Anyway. All that is neither here nor there. To the book.

Q: What does Denny offer? It has to be related to his character, "desiring release and redemption."

A: Perhaps it's not something as quotidian as a job to rival Don's putative offer. Perhaps it's something that actually does not give Hap a way to keep his apartment and his lover, but something that Hap still wants because all middle-aged men want it: a chance for complete escape and starting over again. Perhaps Denny even holds out the possibility of Hap bringing his lover along.

Q: What is important here about the remote setting?

A: Hap can't phone Meeghan and talk excitedly about it. In fact, that's the main reason Don brought them all up there: because there's no communication.

Q: Shouldn't you make that very clear?

A: Yes, I can bring it up shortly. Perhaps Hap can have a conversation with the ghostly hippie he glimpsed boarding the ferry, and the man can tell him a little about life in Shattermine -- specifically the remoteness.

Q: Why is it important that Hap (and the others) can't discuss what's going on up there with others?
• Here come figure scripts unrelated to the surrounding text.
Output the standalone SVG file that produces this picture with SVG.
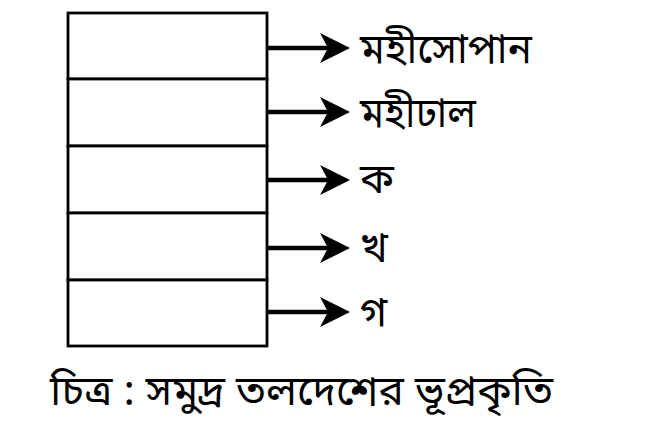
<svg xmlns="http://www.w3.org/2000/svg" width="652" height="426" viewBox="0 0 652 426">
<style>
.box{fill:#fff;stroke:#000;stroke-width:2.8}
.arr{stroke:#000;stroke-width:4.5;fill:none}
.lbl{font-family:"Noto Sans Bengali","Noto Sans","Liberation Sans",sans-serif;font-size:42px;fill:#000}
</style>
<defs>
<path id="head" d="M0,0 L-30,-15 L-22,0 L-30,15 Z" fill="#000"/>
</defs>
<rect width="652" height="426" fill="#fff"/>
<g id="layer1"><rect class="box" x="68" y="13" width="199" height="66"/></g>
<g id="layer2"><rect class="box" x="68" y="79" width="199" height="67"/></g>
<g id="layer3"><rect class="box" x="68" y="146" width="199" height="67"/></g>
<g id="layer4"><rect class="box" x="68" y="213" width="199" height="67"/></g>
<g id="layer5"><rect class="box" x="68" y="280" width="199" height="66"/></g>
<g id="connectors">
<line class="arr" x1="267" y1="48" x2="330" y2="48"/><use href="#head" x="350" y="48"/>
<line class="arr" x1="267" y1="112" x2="330" y2="112"/><use href="#head" x="350" y="112"/>
<line class="arr" x1="267" y1="180" x2="330" y2="180"/><use href="#head" x="350" y="180"/>
<line class="arr" x1="267" y1="248" x2="330" y2="248"/><use href="#head" x="350" y="248"/>
<line class="arr" x1="267" y1="312" x2="330" y2="312"/><use href="#head" x="350" y="312"/>
</g>
<g id="labels">
<text class="lbl" x="360" y="63" textLength="172" lengthAdjust="spacingAndGlyphs">মহীসোপান</text>
<text class="lbl" x="360" y="127" textLength="116" lengthAdjust="spacingAndGlyphs">মহীঢাল</text>
<text class="lbl" x="360" y="193">ক</text>
<text class="lbl" x="360" y="261">খ</text>
<text class="lbl" x="360" y="326">গ</text>
<text class="lbl" x="50" y="405" textLength="503" lengthAdjust="spacingAndGlyphs">চিত্র : সমুদ্র তলদেশের ভূপ্রকৃতি</text>
</g>
</svg>
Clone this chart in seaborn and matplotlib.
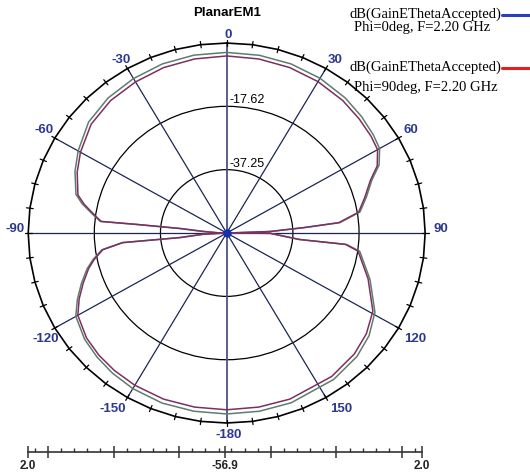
import numpy as np
import pandas as pd
import matplotlib
matplotlib.use("Agg")
import matplotlib.pyplot as plt
import seaborn as sns

# Far-field gain cut, theta in degrees (0 at top, clockwise), gain in dB.
# Points are listed in drawing order around the pattern.
theta_deg = [-180, -170, -160, -150, -142, -135, -128, -120, -115, -110, -105, -101.7,
             -98, -95.5, -95.8, -93, -90, -88, -86, -84.2, -84.3, -84.5, -81.8, -78,
             -75, -67, -60, -50, -40, -30, -20, -10, 0,
             10, 20, 30, 40, 48, 55, 60, 65, 69, 75, 80.6, 84.5, 85.8, 87.9, 90,
             90.4, 95.3, 95.7, 98.2, 108.7, 119.2, 127, 134.7, 145, 160, 170, 180]
gain_phi0 = [-0.8, -0.8, -0.8, -1.2, -1.8, -2.5, -3.4, -5.2, -8.0, -11.0, -14.0, -16.4,
             -19.5, -25.7, -43.0, -50.0, -56.5, -54.0, -50.0, -43.0, -30.0, -19.2, -16.8, -13.0,
             -10.6, -8.0, -6.0, -3.4, -2.2, -1.6, -1.1, -0.9, -0.9,
             -0.95, -1.1, -1.5, -2.2, -3.0, -3.8, -4.5, -7.0, -10.7, -14.0, -16.8, -23.1, -33.6, -44.0, -56.5,
             -44.0, -35.0, -21.1, -17.0, -12.0, -6.5, -4.0, -2.5, -1.5, -0.9, -0.8, -0.8]
gain_phi90 = [-2.1, -2.1, -2.1, -2.4, -2.8, -3.3, -4.1, -5.9, -8.6, -11.6, -14.5, -16.8,
              -19.8, -26.0, -43.0, -50.0, -56.5, -54.0, -50.0, -43.0, -30.3, -19.5, -17.2, -13.6,
              -11.2, -8.7, -6.8, -4.4, -3.3, -2.8, -2.3, -2.1, -2.0,
              -2.1, -2.3, -2.7, -3.3, -4.0, -4.6, -5.2, -7.6, -11.2, -14.5, -17.2, -23.5, -34.0, -44.0, -56.5,
              -44.0, -35.3, -21.5, -17.5, -12.6, -7.2, -5.0, -3.6, -2.6, -2.1, -2.1, -2.1]

trace_names = ["Phi=0deg", "Phi=90deg"]
trace_colors = ["#5e7d6a", "#7c2f62"]

r_min, r_max = -56.9, 2.0
ring_values = [-37.25, -17.62]
ring_labels = ["-37.25", "-17.62"]
spoke_angles = [0, 30, 60, 90, 120, 150, 180, 210, 240, 270, 300, 330]
spoke_labels = ["0", "30", "60", "90", "120", "150", "-180", "-150", "-120", "-90", "-60", "-30"]

# pixel centres of the angle labels (layout)
W, H = 530, 472
label_px = {"0": (228, 34.5), "30": (335, 60), "60": (411, 130), "90": (440.5, 228.5),
            "120": (415, 339), "150": (341, 409), "-180": (228.5, 435),
            "-150": (113, 409), "-120": (46, 339), "-90": (15, 228.5),
            "-60": (44, 130), "-30": (121, 60)}

navy = "#2b3990"

sns.set_style("white")
plt.rcParams["font.family"] = ["Liberation Sans", "DejaVu Sans"]

fig = plt.figure(figsize=(W / 100, H / 100), dpi=100)
ax = fig.add_axes([0.0532, 0.1038, 0.749, 0.805], projection="polar")
ax.set_aspect("auto")
ax.set_theta_zero_location("N")
ax.set_theta_direction(-1)
ax.set_ylim(r_min, r_max)

ax.set_xticks(np.deg2rad(spoke_angles))
ax.set_xticklabels([])
ax.xaxis.grid(False)
ax.set_yticks(ring_values)
ax.set_yticklabels([])
ax.yaxis.grid(True, color="black", lw=0.9)
ax.spines["polar"].set_visible(False)

# spokes
for a in spoke_angles:
    col = "#4a5580" if a in (0, 180) else "#1b2655"
    lw = 1.3 if a in (0, 180) else 0.9
    ax.plot([np.deg2rad(a)] * 2, [r_min, r_max], color=col, lw=lw, zorder=2)

# outer boundary drawn as a polygon with small tick marks every 7.5 degrees
edge_angles = np.deg2rad(np.arange(0, 367.5, 7.5))
ax.plot(edge_angles, [r_max] * len(edge_angles), color="black", lw=1.2,
        clip_on=False, zorder=3)
for a in edge_angles[:-1]:
    ax.plot([a, a], [r_max - 1.0, r_max + 1.0], color="black", lw=0.9,
            clip_on=False, zorder=3)

# angle labels
for lab in spoke_labels:
    x, y = label_px[lab]
    fig.text(x / W, 1 - y / H, lab, ha="center", va="center", color=navy,
             fontweight="bold", fontsize=9.5)

# ring value labels
for v, lab in zip(ring_values, ring_labels):
    ax.annotate(lab, xy=(0, v), xytext=(2, 0), textcoords="offset points",
                ha="left", va="bottom", fontsize=9, color="black")

# gain traces
df = pd.DataFrame({
    "theta": np.deg2rad(np.concatenate([theta_deg, theta_deg])),
    "gain": np.concatenate([gain_phi0, gain_phi90]),
    "trace": [trace_names[0]] * len(theta_deg) + [trace_names[1]] * len(theta_deg),
})
sns.lineplot(data=df, x="theta", y="gain", hue="trace", palette=trace_colors,
             sort=False, estimator=None, legend=False, lw=1.1, ax=ax, zorder=4)
ax.set_xlabel("")
ax.set_ylabel("")
ax.plot([0], [r_min], "o", color="#1030b0", ms=5, zorder=5)

# title
fig.text(226.7 / W, 1 - 13.5 / H, "PlanarEM1", ha="center", va="center",
         fontsize=9.5, fontweight="bold", color="black")

# legend entries
serif = ["Liberation Serif", "DejaVu Serif"]
legend_rows = [
    ("dB(GainEThetaAccepted)", "Phi=0deg, F=2.20 GHz", 14, 27, 422.5, "#2a40c0"),
    ("dB(GainEThetaAccepted)", "Phi=90deg, F=2.20 GHz", 67, 88, 426, "#e0201c"),
]
for name, sub, y1, y2, xc, col in legend_rows:
    fig.text(501 / W, 1 - y1 / H, name, ha="right", va="center",
             fontsize=10.5, family=serif, color="black")
    fig.text(xc / W, 1 - y2 / H, sub, ha="center", va="center",
             fontsize=10.5, family=serif, color="black")
    fig.add_artist(plt.Line2D([502 / W, 1.0], [1 - (y1 + 1) / H] * 2,
                              color=col, lw=2.2, transform=fig.transFigure))

# radial scale bar under the plot
rax = fig.add_axes([28 / W, 1 - 451.7 / H, 394 / W, 0.001])
rax.set_xlim(-58.9, 58.9)
rax.set_ylim(0, 1)
for s in ["top", "left", "right"]:
    rax.spines[s].set_visible(False)
rax.spines["bottom"].set_color("#333333")
rax.spines["bottom"].set_linewidth(1.2)
rax.set_yticks([])
major = [-58.9, -52.96, -33.33, -13.7, 0.0, 13.7, 33.33, 52.96, 58.9]
step = 19.63 / 5
minor = [m for m in np.round(np.concatenate([
    np.arange(13.7, 58.9, step), -np.arange(13.7, 58.9, step),
    np.arange(13.7, 0, -step), -np.arange(13.7, 0, -step)]), 2)
    if min(abs(m - np.array(major))) > 0.5]
rax.set_xticks(major)
rax.set_xticklabels(["2.0", "", "", "", "-56.9", "", "", "", "2.0"],
                    fontsize=8.5, fontweight="bold", color="#222222")
rax.set_xticks(minor, minor=True)
rax.tick_params(axis="x", which="major", direction="inout", length=8, width=1.1,
                color="#333333", pad=2, bottom=True)
rax.tick_params(axis="x", which="minor", direction="in", length=3, width=1.0,
                color="#333333", bottom=True)
rax.patch.set_alpha(0)

fig.savefig("out.png", dpi=100)
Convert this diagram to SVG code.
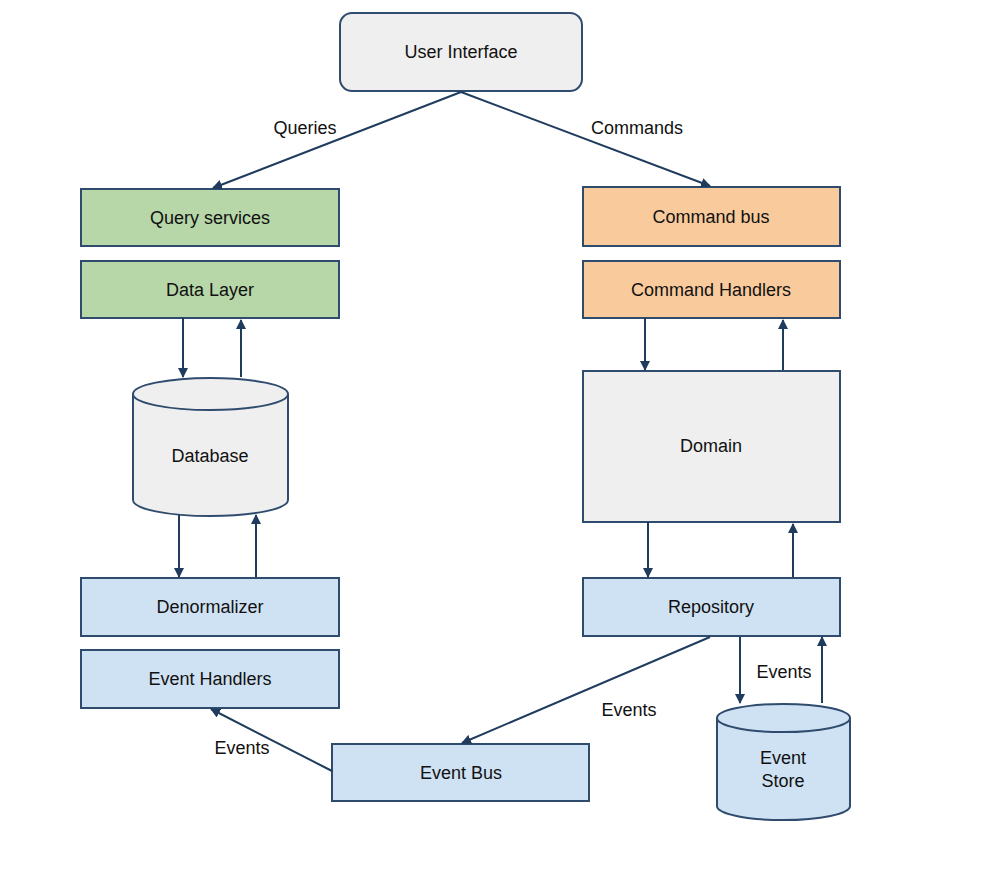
<svg xmlns="http://www.w3.org/2000/svg" width="987" height="870" viewBox="0 0 987 870">
<style>
.b{stroke:#2f4b6e;stroke-width:2}
.g{fill:#b7d7a8}.o{fill:#f9cb9c}.l{fill:#cfe2f3}.w{fill:#efefef}
text{font-family:"Liberation Sans",Arial,sans-serif;font-size:18px;fill:#111;text-anchor:middle;dominant-baseline:central}
.c line{stroke:#1f3c5e;stroke-width:2;marker-end:url(#a)}
</style>
<defs><marker id="a" viewBox="0 0 10 10" refX="9" refY="5" markerWidth="5" markerHeight="5" orient="auto"><path d="M0,0L10,5L0,10z" fill="#1f3c5e"/></marker></defs>
<rect width="987" height="870" fill="#fff"/>
<g id="ui"><rect class="b w" x="340" y="13" width="242" height="78" rx="12"/><text x="461" y="52">User Interface</text></g>
<g id="qs"><rect class="b g" x="81" y="189" width="258" height="57"/><text x="210" y="218">Query services</text></g>
<g id="dl"><rect class="b g" x="81" y="261" width="258" height="57"/><text x="210" y="290">Data Layer</text></g>
<g id="cb"><rect class="b o" x="583" y="187" width="257" height="59"/><text x="711" y="217">Command bus</text></g>
<g id="ch"><rect class="b o" x="583" y="261" width="257" height="57"/><text x="711" y="290">Command Handlers</text></g>
<g id="dom"><rect class="b w" x="583" y="371" width="257" height="151"/><text x="711" y="446">Domain</text></g>
<g id="db"><path class="b w" d="M133,394 A77,16 0 0 1 288,394 V500 A77,16 0 0 1 133,500 Z"/><path class="b" fill="none" d="M133,394 A77,16 0 0 0 288,394"/><text x="210" y="456">Database</text></g>
<g id="den"><rect class="b l" x="81" y="578" width="258" height="58"/><text x="210" y="607">Denormalizer</text></g>
<g id="eh"><rect class="b l" x="81" y="650" width="258" height="58"/><text x="210" y="679">Event Handlers</text></g>
<g id="rep"><rect class="b l" x="583" y="578" width="257" height="58"/><text x="711" y="607">Repository</text></g>
<g id="eb"><rect class="b l" x="332" y="744" width="257" height="57"/><text x="461" y="773">Event Bus</text></g>
<g id="es"><path class="b l" d="M717,718 A66,14 0 0 1 850,718 V806 A66,14 0 0 1 717,806 Z"/><path class="b" fill="none" d="M717,718 A66,14 0 0 0 850,718"/><text x="783" y="758">Event</text><text x="783" y="781">Store</text></g>
<g class="c">
<line x1="461" y1="92" x2="213" y2="188"/>
<line x1="461" y1="92" x2="710" y2="186"/>
<line x1="183" y1="318" x2="183" y2="377"/>
<line x1="241" y1="377" x2="241" y2="320"/>
<line x1="179" y1="515" x2="179" y2="577"/>
<line x1="256" y1="577" x2="256" y2="515"/>
<line x1="645" y1="318" x2="645" y2="370"/>
<line x1="783" y1="370" x2="783" y2="320"/>
<line x1="648" y1="522" x2="648" y2="577"/>
<line x1="793" y1="577" x2="793" y2="524"/>
<line x1="740" y1="637" x2="740" y2="703"/>
<line x1="822" y1="703" x2="822" y2="637"/>
<line x1="710" y1="637" x2="462" y2="743"/>
<line x1="332" y1="771" x2="211" y2="709"/>
<text x="305" y="128">Queries</text>
<text x="637" y="128">Commands</text>
<text x="784" y="672">Events</text>
<text x="629" y="710">Events</text>
<text x="242" y="748">Events</text>
</g>
</svg>
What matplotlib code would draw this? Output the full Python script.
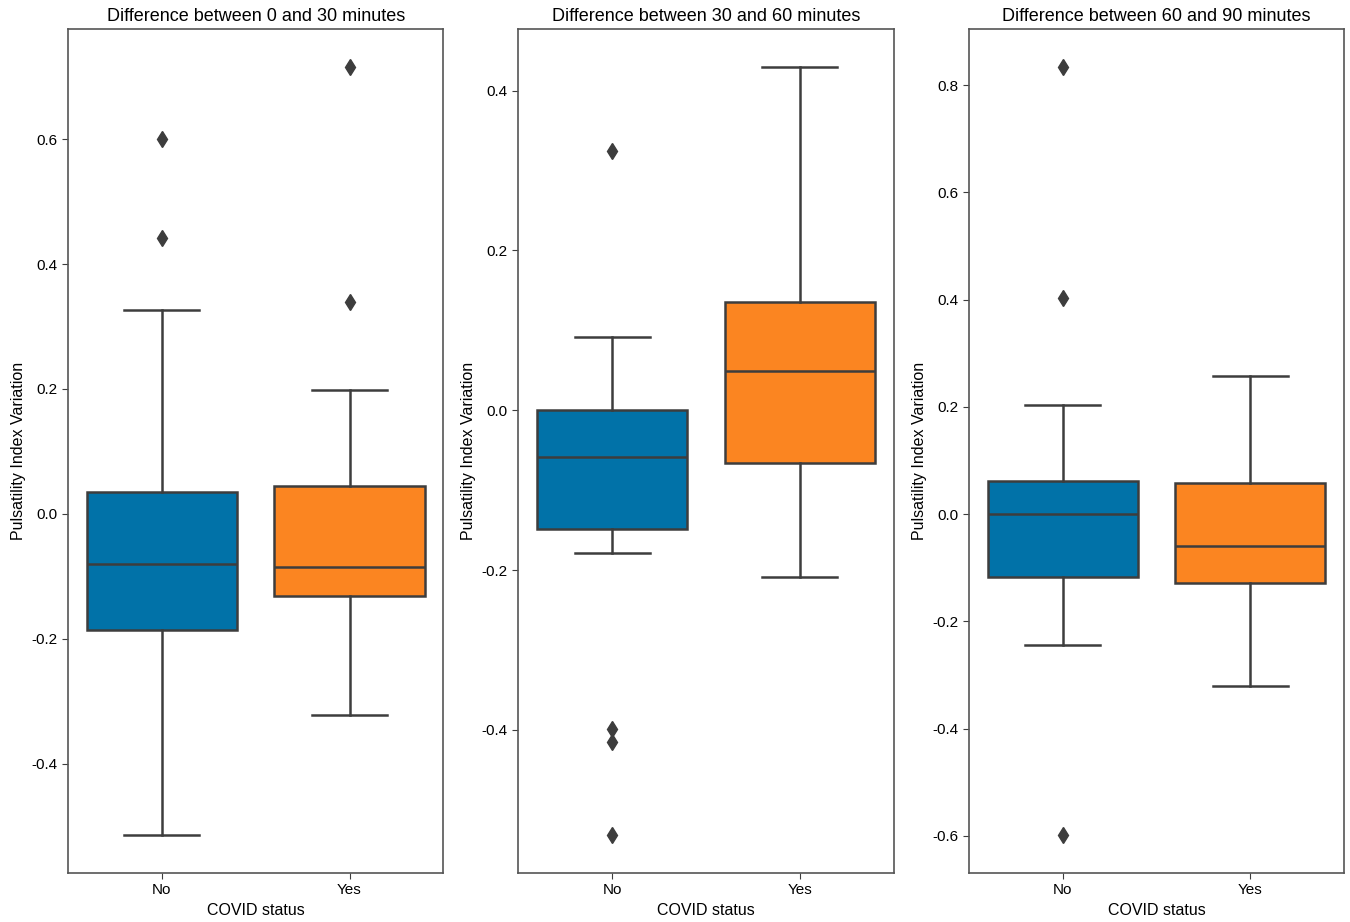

A: Don doesn't want them to until he settles who's working for him. (I should have him get them all to sign NDAs when they arrive, though -- humor.) But in terms of the narrative, I want the environment to be more like a pressure cooker, so that the only resources the characters have are each other. This is important not only for atmospheric reasons but so the characters are deprived of information and support from outside; this plays into the hands of the characters who are willing to be more manipulative, which is almost everyone except Hap.

Q: What else do you need to establish that you haven't?

A: Bart and Hap are good friends. This is necessary for the plot, as I explained above: Don intends to reach Bart through Hap.

Q: One more thing to think about?

A: I have to take care in revealing Denny's story -- which parts to reveal when, for what advantage.


3:00 pm. I've written about 1400 words, covering several small issues. I went back and introduced Greg very briefly so I could bring him up in the middle of ch. 4 where I find myself right now. And I wrote more about the remoteness of Shattermine and of Don's lodge. Chapter 4 is now 3100 words so there's time for a nice long passage at the end. I'm of a mind to write a long story about Denny. There are some main parts of his backstory I need to cover.